In practical applications, the combined process of belt thickening and belt pressing is adopted by many municipal projects due to its continuous operation, strong adaptability, and relatively convenient maintenance. After pre-thickening, the sludge enters the pressing stage, where moisture is released through stepwise pressurisation, ultimately forming sludge cake.
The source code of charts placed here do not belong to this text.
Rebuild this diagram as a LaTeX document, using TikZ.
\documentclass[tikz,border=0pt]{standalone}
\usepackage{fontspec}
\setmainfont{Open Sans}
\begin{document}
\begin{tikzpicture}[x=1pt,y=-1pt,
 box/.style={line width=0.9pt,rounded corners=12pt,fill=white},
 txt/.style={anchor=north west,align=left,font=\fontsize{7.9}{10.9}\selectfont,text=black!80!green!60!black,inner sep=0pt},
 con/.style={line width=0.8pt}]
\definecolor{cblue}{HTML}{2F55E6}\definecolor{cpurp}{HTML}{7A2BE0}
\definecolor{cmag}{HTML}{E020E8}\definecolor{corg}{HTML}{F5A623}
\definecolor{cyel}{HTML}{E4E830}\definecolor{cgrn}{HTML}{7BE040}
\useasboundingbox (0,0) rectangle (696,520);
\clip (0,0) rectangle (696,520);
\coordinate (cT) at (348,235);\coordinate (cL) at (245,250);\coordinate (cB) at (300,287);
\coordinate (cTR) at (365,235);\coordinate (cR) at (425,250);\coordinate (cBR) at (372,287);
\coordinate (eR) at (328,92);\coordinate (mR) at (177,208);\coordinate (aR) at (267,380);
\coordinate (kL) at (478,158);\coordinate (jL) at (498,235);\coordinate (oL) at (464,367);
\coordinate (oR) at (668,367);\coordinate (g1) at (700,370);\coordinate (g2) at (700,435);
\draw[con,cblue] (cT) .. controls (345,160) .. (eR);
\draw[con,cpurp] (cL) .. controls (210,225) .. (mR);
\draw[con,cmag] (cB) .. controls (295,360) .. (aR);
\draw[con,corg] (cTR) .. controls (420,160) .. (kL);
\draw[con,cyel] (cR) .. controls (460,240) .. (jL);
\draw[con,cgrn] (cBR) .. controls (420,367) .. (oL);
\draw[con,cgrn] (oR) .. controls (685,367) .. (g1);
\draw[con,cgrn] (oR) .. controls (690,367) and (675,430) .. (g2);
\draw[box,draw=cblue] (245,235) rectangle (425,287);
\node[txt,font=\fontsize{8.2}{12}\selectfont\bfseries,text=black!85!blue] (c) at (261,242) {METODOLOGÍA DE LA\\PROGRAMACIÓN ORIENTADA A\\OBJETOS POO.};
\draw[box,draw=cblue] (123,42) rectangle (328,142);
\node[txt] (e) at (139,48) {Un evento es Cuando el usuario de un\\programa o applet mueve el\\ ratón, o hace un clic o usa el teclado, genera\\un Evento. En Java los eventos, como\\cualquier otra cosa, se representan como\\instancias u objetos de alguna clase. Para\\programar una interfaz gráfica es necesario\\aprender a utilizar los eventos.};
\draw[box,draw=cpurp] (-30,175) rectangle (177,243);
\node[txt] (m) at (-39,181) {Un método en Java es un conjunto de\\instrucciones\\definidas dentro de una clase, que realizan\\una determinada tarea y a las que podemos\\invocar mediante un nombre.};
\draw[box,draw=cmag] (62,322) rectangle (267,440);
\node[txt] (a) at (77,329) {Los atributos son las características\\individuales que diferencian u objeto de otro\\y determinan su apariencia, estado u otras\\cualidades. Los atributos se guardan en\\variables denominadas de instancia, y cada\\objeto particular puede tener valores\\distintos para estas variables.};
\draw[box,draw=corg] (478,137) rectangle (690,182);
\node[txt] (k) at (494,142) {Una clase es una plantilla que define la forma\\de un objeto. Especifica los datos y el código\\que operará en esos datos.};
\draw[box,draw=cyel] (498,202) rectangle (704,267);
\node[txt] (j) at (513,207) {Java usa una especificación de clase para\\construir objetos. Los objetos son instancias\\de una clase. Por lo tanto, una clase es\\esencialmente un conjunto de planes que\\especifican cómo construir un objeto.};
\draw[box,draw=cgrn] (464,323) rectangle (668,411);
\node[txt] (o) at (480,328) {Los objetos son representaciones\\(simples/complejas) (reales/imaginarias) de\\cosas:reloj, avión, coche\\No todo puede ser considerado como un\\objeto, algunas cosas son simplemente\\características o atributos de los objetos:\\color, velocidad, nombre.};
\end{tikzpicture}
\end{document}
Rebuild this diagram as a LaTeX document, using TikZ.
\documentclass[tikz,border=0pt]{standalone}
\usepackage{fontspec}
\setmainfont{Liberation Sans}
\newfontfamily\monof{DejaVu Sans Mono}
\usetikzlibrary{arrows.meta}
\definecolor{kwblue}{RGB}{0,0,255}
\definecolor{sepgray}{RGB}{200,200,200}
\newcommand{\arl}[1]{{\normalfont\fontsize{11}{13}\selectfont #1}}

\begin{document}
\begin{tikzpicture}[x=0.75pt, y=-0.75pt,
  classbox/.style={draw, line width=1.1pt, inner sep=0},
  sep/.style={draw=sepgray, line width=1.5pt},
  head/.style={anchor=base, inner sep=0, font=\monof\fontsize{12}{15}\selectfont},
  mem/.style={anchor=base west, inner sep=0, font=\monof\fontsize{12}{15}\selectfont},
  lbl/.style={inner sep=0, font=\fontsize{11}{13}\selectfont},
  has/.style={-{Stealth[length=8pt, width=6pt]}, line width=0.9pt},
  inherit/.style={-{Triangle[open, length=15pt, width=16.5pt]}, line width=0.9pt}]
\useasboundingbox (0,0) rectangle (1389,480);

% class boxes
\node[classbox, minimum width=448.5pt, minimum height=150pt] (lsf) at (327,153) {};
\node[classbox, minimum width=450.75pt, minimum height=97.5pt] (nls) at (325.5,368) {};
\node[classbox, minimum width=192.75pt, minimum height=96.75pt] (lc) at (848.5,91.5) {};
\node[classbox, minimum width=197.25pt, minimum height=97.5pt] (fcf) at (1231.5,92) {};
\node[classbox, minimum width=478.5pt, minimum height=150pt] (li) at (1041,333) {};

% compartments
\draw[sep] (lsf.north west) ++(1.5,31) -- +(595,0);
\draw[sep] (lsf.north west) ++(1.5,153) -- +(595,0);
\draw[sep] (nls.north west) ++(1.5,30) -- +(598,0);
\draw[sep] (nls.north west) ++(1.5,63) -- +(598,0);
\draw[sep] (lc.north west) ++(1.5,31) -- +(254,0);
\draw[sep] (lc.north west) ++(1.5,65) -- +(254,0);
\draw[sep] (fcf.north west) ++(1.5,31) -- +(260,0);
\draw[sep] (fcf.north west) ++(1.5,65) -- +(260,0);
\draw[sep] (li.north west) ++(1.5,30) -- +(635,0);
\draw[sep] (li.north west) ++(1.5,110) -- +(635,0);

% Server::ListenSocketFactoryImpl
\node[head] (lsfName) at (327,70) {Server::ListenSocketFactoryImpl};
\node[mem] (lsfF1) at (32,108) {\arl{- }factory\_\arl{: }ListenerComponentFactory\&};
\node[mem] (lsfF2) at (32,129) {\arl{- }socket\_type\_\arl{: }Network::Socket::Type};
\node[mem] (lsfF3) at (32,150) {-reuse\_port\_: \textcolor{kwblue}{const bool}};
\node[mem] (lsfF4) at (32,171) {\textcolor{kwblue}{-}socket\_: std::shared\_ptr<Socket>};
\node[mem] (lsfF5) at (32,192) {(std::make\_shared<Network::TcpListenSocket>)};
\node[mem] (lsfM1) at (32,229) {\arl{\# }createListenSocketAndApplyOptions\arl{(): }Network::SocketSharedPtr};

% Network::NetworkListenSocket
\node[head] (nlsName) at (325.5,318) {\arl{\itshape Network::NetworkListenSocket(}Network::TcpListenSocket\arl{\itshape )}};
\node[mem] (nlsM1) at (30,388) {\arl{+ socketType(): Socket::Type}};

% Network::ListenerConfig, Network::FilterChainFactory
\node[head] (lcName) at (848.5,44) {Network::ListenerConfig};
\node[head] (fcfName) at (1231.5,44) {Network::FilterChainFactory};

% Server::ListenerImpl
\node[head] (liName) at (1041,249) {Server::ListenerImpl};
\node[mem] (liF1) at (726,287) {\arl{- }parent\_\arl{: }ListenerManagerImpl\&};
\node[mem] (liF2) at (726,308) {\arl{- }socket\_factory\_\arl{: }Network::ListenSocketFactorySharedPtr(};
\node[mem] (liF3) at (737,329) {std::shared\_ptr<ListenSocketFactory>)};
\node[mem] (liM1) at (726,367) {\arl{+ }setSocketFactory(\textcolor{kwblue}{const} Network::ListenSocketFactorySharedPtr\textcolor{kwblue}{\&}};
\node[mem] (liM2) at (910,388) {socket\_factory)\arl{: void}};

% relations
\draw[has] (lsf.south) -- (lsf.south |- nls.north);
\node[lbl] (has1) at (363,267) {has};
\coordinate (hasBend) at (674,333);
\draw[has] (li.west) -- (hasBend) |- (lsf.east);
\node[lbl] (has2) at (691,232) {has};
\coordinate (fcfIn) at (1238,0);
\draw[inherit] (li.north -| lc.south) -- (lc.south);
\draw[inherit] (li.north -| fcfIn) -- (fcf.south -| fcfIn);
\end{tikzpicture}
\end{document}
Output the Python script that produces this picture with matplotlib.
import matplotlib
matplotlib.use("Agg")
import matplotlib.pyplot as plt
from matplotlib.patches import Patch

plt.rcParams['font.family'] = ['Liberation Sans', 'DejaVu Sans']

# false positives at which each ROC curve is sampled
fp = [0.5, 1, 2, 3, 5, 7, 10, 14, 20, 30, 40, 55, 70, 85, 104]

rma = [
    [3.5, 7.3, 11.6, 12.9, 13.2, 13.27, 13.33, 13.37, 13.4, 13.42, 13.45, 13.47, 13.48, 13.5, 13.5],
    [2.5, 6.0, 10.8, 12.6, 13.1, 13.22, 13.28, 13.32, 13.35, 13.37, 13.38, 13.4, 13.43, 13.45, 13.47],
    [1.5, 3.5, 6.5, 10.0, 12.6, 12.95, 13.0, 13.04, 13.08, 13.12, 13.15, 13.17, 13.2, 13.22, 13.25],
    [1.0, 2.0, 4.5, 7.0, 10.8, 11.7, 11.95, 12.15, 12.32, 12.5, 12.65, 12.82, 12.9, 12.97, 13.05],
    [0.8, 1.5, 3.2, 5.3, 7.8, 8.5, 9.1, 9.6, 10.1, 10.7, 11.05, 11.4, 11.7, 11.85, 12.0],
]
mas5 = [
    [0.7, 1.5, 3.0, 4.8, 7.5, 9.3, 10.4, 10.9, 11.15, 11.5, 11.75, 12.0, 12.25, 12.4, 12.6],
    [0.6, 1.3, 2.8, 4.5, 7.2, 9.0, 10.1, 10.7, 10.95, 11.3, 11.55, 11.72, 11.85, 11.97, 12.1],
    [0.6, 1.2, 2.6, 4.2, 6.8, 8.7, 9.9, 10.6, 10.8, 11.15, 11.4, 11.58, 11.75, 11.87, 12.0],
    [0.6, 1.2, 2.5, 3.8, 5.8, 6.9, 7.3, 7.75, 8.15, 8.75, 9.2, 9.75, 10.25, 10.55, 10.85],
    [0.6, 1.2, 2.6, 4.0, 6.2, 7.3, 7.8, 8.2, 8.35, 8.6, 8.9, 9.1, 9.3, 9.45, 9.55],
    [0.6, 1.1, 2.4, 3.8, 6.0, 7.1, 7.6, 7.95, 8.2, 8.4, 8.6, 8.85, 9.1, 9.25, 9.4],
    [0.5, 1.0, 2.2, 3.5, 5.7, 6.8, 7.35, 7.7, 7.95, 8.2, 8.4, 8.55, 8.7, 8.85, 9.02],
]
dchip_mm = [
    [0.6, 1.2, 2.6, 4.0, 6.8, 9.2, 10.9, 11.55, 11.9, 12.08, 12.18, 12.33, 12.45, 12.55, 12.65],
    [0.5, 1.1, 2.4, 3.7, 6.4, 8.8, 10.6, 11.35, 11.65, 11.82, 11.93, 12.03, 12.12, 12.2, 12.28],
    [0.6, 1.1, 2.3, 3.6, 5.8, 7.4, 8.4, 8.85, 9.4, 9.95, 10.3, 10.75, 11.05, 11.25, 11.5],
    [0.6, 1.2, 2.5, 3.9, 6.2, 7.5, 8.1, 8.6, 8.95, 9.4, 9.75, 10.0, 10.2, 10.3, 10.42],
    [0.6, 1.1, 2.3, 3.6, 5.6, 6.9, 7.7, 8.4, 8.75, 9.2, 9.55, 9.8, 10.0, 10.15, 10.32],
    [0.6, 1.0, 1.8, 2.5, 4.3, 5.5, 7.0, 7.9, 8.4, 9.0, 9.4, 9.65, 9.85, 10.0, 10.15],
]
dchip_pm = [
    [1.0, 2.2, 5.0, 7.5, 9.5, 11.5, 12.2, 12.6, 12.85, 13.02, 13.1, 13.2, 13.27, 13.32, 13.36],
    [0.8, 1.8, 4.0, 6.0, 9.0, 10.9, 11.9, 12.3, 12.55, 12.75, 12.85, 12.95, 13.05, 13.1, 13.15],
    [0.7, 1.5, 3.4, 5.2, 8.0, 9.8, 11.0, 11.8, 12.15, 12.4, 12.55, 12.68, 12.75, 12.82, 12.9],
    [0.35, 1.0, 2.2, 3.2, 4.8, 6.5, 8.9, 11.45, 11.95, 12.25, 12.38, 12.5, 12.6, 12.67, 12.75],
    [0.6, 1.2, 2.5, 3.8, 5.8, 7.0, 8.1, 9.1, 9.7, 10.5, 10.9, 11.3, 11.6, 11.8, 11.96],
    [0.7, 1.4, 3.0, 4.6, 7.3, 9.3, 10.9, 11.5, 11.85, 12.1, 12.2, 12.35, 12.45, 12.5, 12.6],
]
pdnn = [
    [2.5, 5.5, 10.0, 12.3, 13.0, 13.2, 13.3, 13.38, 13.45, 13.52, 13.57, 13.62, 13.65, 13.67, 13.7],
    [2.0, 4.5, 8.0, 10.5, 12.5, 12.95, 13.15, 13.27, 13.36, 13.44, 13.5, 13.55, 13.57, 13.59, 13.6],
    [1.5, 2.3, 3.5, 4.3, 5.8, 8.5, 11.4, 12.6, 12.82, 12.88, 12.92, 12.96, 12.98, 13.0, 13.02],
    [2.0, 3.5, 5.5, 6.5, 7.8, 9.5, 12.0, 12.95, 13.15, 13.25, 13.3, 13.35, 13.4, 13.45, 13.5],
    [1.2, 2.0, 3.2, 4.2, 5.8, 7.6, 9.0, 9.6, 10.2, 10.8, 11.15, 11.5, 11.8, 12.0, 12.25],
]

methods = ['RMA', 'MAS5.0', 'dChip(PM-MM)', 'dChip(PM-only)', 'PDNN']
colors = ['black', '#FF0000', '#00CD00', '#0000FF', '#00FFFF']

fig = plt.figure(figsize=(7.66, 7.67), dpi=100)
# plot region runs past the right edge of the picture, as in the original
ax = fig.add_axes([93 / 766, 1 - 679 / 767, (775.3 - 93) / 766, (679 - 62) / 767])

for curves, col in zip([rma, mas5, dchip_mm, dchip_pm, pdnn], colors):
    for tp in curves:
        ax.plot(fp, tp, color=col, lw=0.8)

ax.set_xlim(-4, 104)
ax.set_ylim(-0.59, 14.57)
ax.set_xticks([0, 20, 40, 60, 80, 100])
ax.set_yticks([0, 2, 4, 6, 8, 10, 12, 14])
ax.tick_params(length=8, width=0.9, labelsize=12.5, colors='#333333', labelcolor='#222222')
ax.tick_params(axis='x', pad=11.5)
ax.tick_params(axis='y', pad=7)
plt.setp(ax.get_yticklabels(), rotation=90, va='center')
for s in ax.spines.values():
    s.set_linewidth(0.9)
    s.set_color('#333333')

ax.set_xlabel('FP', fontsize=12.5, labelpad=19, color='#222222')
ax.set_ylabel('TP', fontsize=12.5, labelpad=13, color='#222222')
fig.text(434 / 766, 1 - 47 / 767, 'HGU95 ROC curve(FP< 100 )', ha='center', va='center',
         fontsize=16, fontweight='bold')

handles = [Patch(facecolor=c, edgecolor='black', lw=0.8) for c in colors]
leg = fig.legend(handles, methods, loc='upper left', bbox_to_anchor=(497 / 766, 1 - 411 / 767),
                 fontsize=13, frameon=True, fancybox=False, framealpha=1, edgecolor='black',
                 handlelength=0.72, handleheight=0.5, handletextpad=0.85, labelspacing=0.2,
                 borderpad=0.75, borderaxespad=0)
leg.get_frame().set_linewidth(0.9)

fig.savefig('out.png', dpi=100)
For municipal sludge, the value of equipment often lies not only in ‘achieving drier solids’ but also in its ability to maintain stability over long-term operation – for example, whether the feed is uniform, whether the filter belt operates reliably, whether the tension pressure is adjustable, whether side leakage risks are controllable, and whether the control system is easy to operate and manage.
Precisely because of this, the ‘present life’ of modern municipal wastewater treatment increasingly emphasises system synergy: the wastewater treatment process determines sludge characteristics, sludge characteristics affect dewatering efficiency and disposal methods, and dewatering performance is directly linked to operational costs and urban management pressures. Today’s wastewater treatment plant is no longer just a ‘place that treats dirty water’ but rather an integrated engineering system encompassing water, sludge, energy consumption, operational stability, and sustainable development.
When we visit a modern wastewater treatment plant, we see not only clean water being discharged but also an entire low-profile yet sophisticated urban safeguard system in continuous operation. And within it, the often-overlooked stage of sludge thickening and dewatering is quietly determining whether the city can handle its own ‘by-products’ more efficiently and sustainably.